Fresh red meat, cigarettes, asbestos are also due to join WHO ‘encyclopaedia of carcinogens’
BACON, burgers and sausages are as big a cancer threat as cigarettes, global health chiefs are to rule.
The World Health Organisation (WHO) is to list processed meat among the most cancer-causing substances, alongside arsenic and asbestos.
Fresh red meat is also due to join the ‘encyclopaedia of carcinogens’ and is likely to be ranked as only slightly less dangerous than the preserved products.
The rulings, revealed to the DailyMail UK by a well-placed source, will send shock waves through the farming industry and the fast food sector. They could also lead to new dietary guidelines and warning labels on packs of bacon.
The classifications, by the WHO’s International Agency for Research on Cancer, come amid mounting concern that meat fuels the disease which claims more than 150,000 lives a year in the United Kingdom (UK).
Links to bowel cancer, Britain’s second biggest cancer killer, are particularly strong, with estimations that half of cases could be prevented by healthier lifestyles.
The Department of Health’s scientific advisers recently concluded that red and processed meat ‘probably’ increase the odds of bowel cancer but the WHO is expected to go further by saying processed meat causes cancer.
The decision follows a meeting of scientists from ten nations, including the UK, who reviewed all available evidence.
They are believed to have agreed processed meat is ‘carcinogenic to humans’, the highest of five possible rankings, shared with alcohol, asbestos, arsenic and cigarettes.
Processed meat is made by smoking, curing, salting, or adding chemicals.
Examples are ham, bacon, pastrami and salami, as well as hot dogs and some sausages. Burgers are also expected to be included.
Red meat is expected to be one rung below, ‘probably carcinogenic to humans’.
Meat in general contains high concentrations of fat and it is thought the compound that gives meat its red colour may damage the bowel lining.

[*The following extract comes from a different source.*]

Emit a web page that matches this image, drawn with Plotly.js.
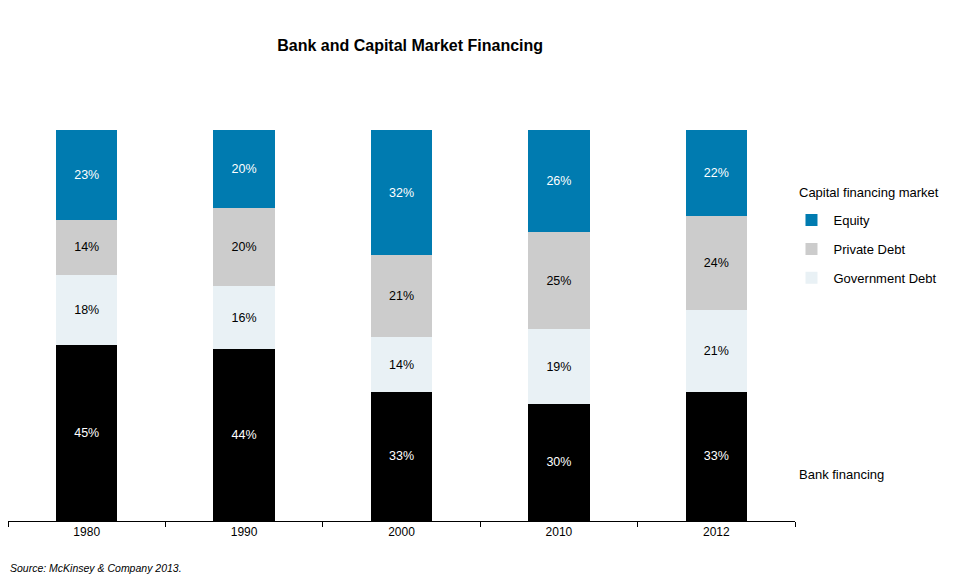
<!DOCTYPE html>
<html>
<head>
<meta charset="utf-8">
<script src="https://cdn.plot.ly/plotly-3.0.1.min.js"></script>
<style>
  html, body { margin: 0; padding: 0; background: #fff; }
  #chart { width: 955px; height: 587px; }
</style>
</head>
<body>
<div id="chart"></div>
<script>
  // years on the x axis
  let years = ["1980", "1990", "2000", "2010", "2012"];

  // share of financing, percent
  let bankFinancing = [45, 44, 33, 30, 33];
  let governmentDebt = [18, 16, 14, 19, 21];
  let privateDebt = [14, 20, 21, 25, 24];
  let equity = [23, 20, 32, 26, 22];

  function pct(values) {
    return values.map((v) => v + "%");
  }

  let font = "Liberation Sans, Arial, sans-serif";

  function barTrace(name, values, color, textColor, rank, showInLegend) {
    return {
      type: "bar",
      name: name,
      x: years,
      y: values,
      text: pct(values),
      textposition: "inside",
      insidetextanchor: "middle",
      textangle: 0,
      textfont: { family: font, size: 12.5, color: textColor },
      marker: {
        color: color,
        line: { width: 0 },
      },
      legendgroup: "g" + rank,
      legendrank: rank,
      showlegend: showInLegend,
      hoverinfo: "skip",
    };
  }

  let traces = [
    barTrace("Bank financing", bankFinancing, "#000000", "#ffffff", 4, false),
    barTrace("Government Debt", governmentDebt, "#e9f1f5", "#000000", 3, true),
    barTrace("Private Debt", privateDebt, "#cccccc", "#000000", 2, true),
    barTrace("Equity", equity, "#007bb0", "#ffffff", 1, true),
  ];

  let layout = {
    width: 955,
    height: 587,
    margin: { l: 8, r: 160, t: 130, b: 66 },
    paper_bgcolor: "#ffffff",
    plot_bgcolor: "#ffffff",
    font: { family: font, size: 12, color: "#000000" },
    barmode: "stack",
    bargap: 0.61,
    title: {
      text: "<b>Bank and Capital Market Financing</b>",
      font: { family: font, size: 16, color: "#000000" },
      x: 0.511,
      xref: "paper",
      xanchor: "center",
      y: 0.923,
      yanchor: "middle",
    },
    xaxis: {
      type: "category",
      showline: true,
      linecolor: "#000000",
      linewidth: 1,
      ticks: "outside",
      tickson: "boundaries",
      ticklen: 5,
      tickcolor: "#000000",
      tickfont: { family: font, size: 12, color: "#000000" },
      showgrid: false,
      zeroline: false,
      fixedrange: true,
    },
    yaxis: {
      range: [0, 100],
      visible: false,
      showgrid: false,
      zeroline: false,
      fixedrange: true,
    },
    showlegend: true,
    legend: {
      x: 0.993,
      xanchor: "left",
      y: 0.808,
      yanchor: "top",
      traceorder: "grouped",
      tracegroupgap: 9,
      itemwidth: 34,
      font: { family: font, size: 13, color: "#000000" },
      bgcolor: "rgba(0,0,0,0)",
      itemclick: false,
      itemdoubleclick: false,
    },
    annotations: [
      {
        text: "Capital financing market",
        xref: "paper",
        yref: "paper",
        x: 1.002,
        y: 0.841,
        xanchor: "left",
        yanchor: "middle",
        showarrow: false,
        font: { family: font, size: 13, color: "#000000" },
      },
      {
        text: "Bank financing",
        xref: "paper",
        yref: "paper",
        x: 1.002,
        y: 0.12,
        xanchor: "left",
        yanchor: "middle",
        showarrow: false,
        font: { family: font, size: 13, color: "#000000" },
      },
      {
        text: "<i>Source: McKinsey & Company 2013.</i>",
        xref: "paper",
        yref: "paper",
        x: 0,
        y: -0.12,
        xanchor: "left",
        yanchor: "middle",
        showarrow: false,
        font: { family: font, size: 10.5, color: "#000000" },
      },
    ],
  };

  Plotly.newPlot("chart", traces, layout, { displayModeBar: false, displaylogo: false });
</script>
</body>
</html>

Processed meat has previously been blamed for one in 30 deaths and is seen as dangerous because preserving techniques can raise levels of cancer-causing chemicals.
It is estimated that if intake was cut to 20g a day – a rasher of bacon a day or an English breakfast once a week – almost 20,000 early deaths would be prevented in the UK each year.
Any advice to cut, or avoid, processed meat will be welcomed by cancer charities.
But it could have huge repercussions for the meat industry, which will be mindful that sugar sales fell last year after the WHO issued a warning on over consumption.